Categories in dbpedia

Having found no usable hierarchical or grouping information we looked again at categories in Wikipedia/dbpedia. These have been added by Wikipedia editors, each adding the facts they felt were most salient. Anyone can remove them if they disagree, so they are effectively crowdsourced and peer reviewed. This means they have the recognisable relevance that people will respond to, while being of a high quality.

Asking producers to simply identify the subject for their programme means we can assure the quality of the initial reference, and automatically link to all of the categories (an average of seven per subject), which are matched to others to create user journeys that we could not create using manual curation without hours of research. At best a curatorial team might have added tags to Ada Lovelace like ‘computer scientist’ or ‘mathematician’ but here we have links to such diverse groups as ‘programming language designers’ and ‘British countesses’. These small, precise categories give a serendipitous feel to the journey and allow the users to learn more about the subjects even as they are navigating between programmes.
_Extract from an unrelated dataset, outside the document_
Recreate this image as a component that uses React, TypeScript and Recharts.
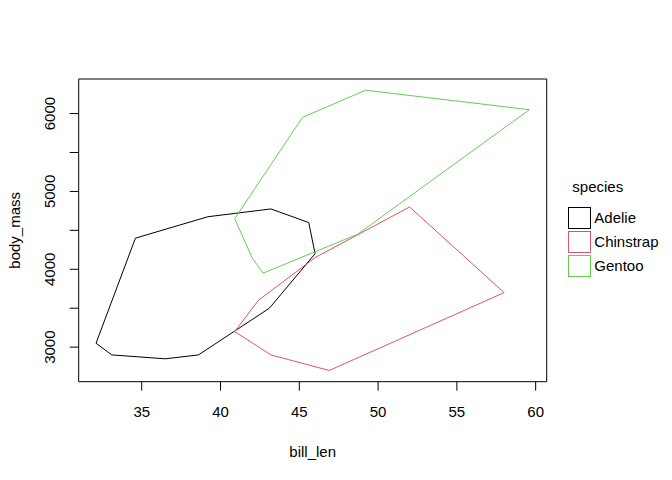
import React from "react";
import { ScatterChart, Scatter, XAxis, YAxis, ReferenceArea, Legend } from "recharts";

// convex hull vertices (closed) per species
const adelieBill = [32.1, 33.1, 36.5, 38.6, 43.1, 46.0, 45.6, 43.2, 39.2, 34.6, 32.1];
const adelieMass = [3050, 2900, 2850, 2900, 3500, 4200, 4600, 4775, 4675, 4400, 3050];
const chinstrapBill = [40.9, 42.4, 46.0, 52.0, 58.0, 46.9, 43.2, 40.9];
const chinstrapMass = [3200, 3600, 4150, 4800, 3700, 2700, 2900, 3200];
const gentooBill = [40.9, 42.0, 42.7, 48.7, 59.6, 49.2, 45.2, 40.9];
const gentooMass = [4650, 4150, 3950, 4450, 6050, 6300, 5950, 4650];

const species = ["Adelie", "Chinstrap", "Gentoo"];
const colors = ["#000000", "#DF536B", "#61D04F"];
const xTicks = [35, 40, 45, 50, 55, 60];
const yTicks = [3000, 3500, 4000, 4500, 5000, 5500, 6000];

const FONT = '"Liberation Sans", Arial, Helvetica, sans-serif';

const toPoints = (xs: number[], ys: number[]) => xs.map((x, i) => ({ x, y: ys[i] }));
const hulls = [
  toPoints(adelieBill, adelieMass),
  toPoints(chinstrapBill, chinstrapMass),
  toPoints(gentooBill, gentooMass),
];

const XTick = ({ x, y, payload }: any) => (
  <text x={x} y={y + 26} textAnchor="middle" fontSize={15} fontFamily={FONT} fill="#000">
    {payload.value}
  </text>
);

const YTick = ({ x, y, payload }: any) => {
  if (payload.value % 1000 !== 0) return <g />;
  const cx = x - 20;
  return (
    <text
      x={cx}
      y={y}
      transform={`rotate(-90, ${cx}, ${y})`}
      textAnchor="middle"
      dominantBaseline="central"
      fontSize={15}
      fontFamily={FONT}
      fill="#000"
    >
      {payload.value}
    </text>
  );
};

const LegendBox = () => (
  <div style={{ position: "relative", width: 110, height: 120, fontFamily: FONT, fontSize: 15, color: "#000" }}>
    <div style={{ position: "absolute", left: 12.3, top: 7.7, lineHeight: "18px" }}>species</div>
    {species.map((s, i) => (
      <React.Fragment key={s}>
        <div
          style={{
            position: "absolute",
            left: 8.3,
            top: 37.3 + i * 24,
            width: 22.7,
            height: 22,
            boxSizing: "border-box",
            border: `1px solid ${colors[i]}`,
          }}
        />
        <div style={{ position: "absolute", left: 34.3, top: 39.3 + i * 24, lineHeight: "18px" }}>{s}</div>
      </React.Fragment>
    ))}
  </div>
);

export default function App() {
  return (
    <div style={{ position: "absolute", left: 0, top: 0, width: 672, height: 480, background: "#fff" }}>
      <ScatterChart width={672} height={480} margin={{ top: 79, right: 125.3, left: 0, bottom: 0 }}>
        <XAxis
          type="number"
          dataKey="x"
          domain={[31.0, 60.7]}
          allowDataOverflow
          ticks={xTicks}
          tick={<XTick />}
          tickSize={9}
          tickMargin={0}
          tickLine={{ stroke: "#000" }}
          axisLine={false}
          height={98.3}
          label={{
            content: ({ viewBox }: any) => (
              <text
                x={viewBox.x + viewBox.width / 2}
                y={457}
                textAnchor="middle"
                fontSize={15}
                fontFamily={FONT}
                fill="#000"
              >
                bill_len
              </text>
            ),
          }}
        />
        <YAxis
          type="number"
          dataKey="y"
          domain={[2556, 6444]}
          allowDataOverflow
          ticks={yTicks}
          tick={<YTick />}
          tickSize={9}
          tickMargin={0}
          tickLine={{ stroke: "#000" }}
          axisLine={false}
          width={78.7}
          label={{
            content: ({ viewBox }: any) => {
              const cy = viewBox.y + viewBox.height / 2;
              return (
                <text
                  x={15}
                  y={cy}
                  transform={`rotate(-90, 15, ${cy})`}
                  textAnchor="middle"
                  dominantBaseline="central"
                  fontSize={15}
                  fontFamily={FONT}
                  fill="#000"
                >
                  body_mass
                </text>
              );
            },
          }}
        />
        <ReferenceArea
          x1={31.0}
          x2={60.7}
          y1={2556}
          y2={6444}
          ifOverflow="visible"
          fill="none"
          fillOpacity={0}
          stroke="#000"
          strokeWidth={1}
        />
        {hulls.map((pts, i) => (
          <Scatter
            key={species[i]}
            name={species[i]}
            data={pts}
            line={{ stroke: colors[i], strokeWidth: 1 }}
            lineType="joint"
            shape={() => <g />}
            legendType="none"
            isAnimationActive={false}
          />
        ))}
        <Legend
          layout="vertical"
          align="center"
          verticalAlign="middle"
          wrapperStyle={{ left: 560, top: 170, width: 110 }}
          content={() => <LegendBox />}
        />
      </ScatterChart>
    </div>
  );
}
By discarding the notion of a hierarchy and instead presenting a graph, the journeys are not constrained in to a single worldview. We know from Lobel and Sadler’s work on homophily (i.e., love of the same) that “In a relatively sparse network, diverse preferences present a clear barrier to information transmission. In contrast, in a dense network, preference diversity is beneficial” [6]. So we can see that people respond better to a wide range of links that may not match their world view than to a narrow one. Therefore providing a broad range of linking categories (which have been selected by their peers as relevant) to each subject will present links the user will instinctively have a positive response to (Fig. 2).

Fig. 2.
figure 2

Category links between people

4 Evaluation

Beginning with our initial sample of 610 programmes, we extracted over 1000 categories, of which 554 were linked to more than one programme, some of them to as many as 12. We only use categories which link to two programmes or more because only those offer an onward journey. We keep the non-matching categories in the ADA triple store so that they can be used as soon as a new programme with a matching category is added. Some maintenance categories such as “World Digital Library related”Footnote 11 or “Articles with inconsistent citation formats”Footnote 12 were added to a blacklist as these are not useful user journeys. We were then able to examine the quality of the journeys offered. A programme on Roman Satire yielded links to 14 other programmes through five different categories; a greater and more detailed level of linking than in our bespoke archives.

We launched a betaFootnote 13 to gauge the audience reaction to the new navigation, and the response has been overwhelmingly positive with a rating of 4.15 (out of 5) stars on BBC TasterFootnote 14 and 164 (out of 250) positive verbatim responses through the demo feedback link. Once we rolled out ADA to all of our programmes, we plan to roll this out to other departments in the BBC to bring in news articles and educational literature and then to partner agencies (particularly cultural heritage organisations and learning institutions) to create learning journeys across all of our content by subject, rather than content type.

5 The Demo

In the demo I’ll be showing the beta and the API calls that power it. Visitors will be able to see and experiment with the semantic onward user journeys made possible by the use of linked data.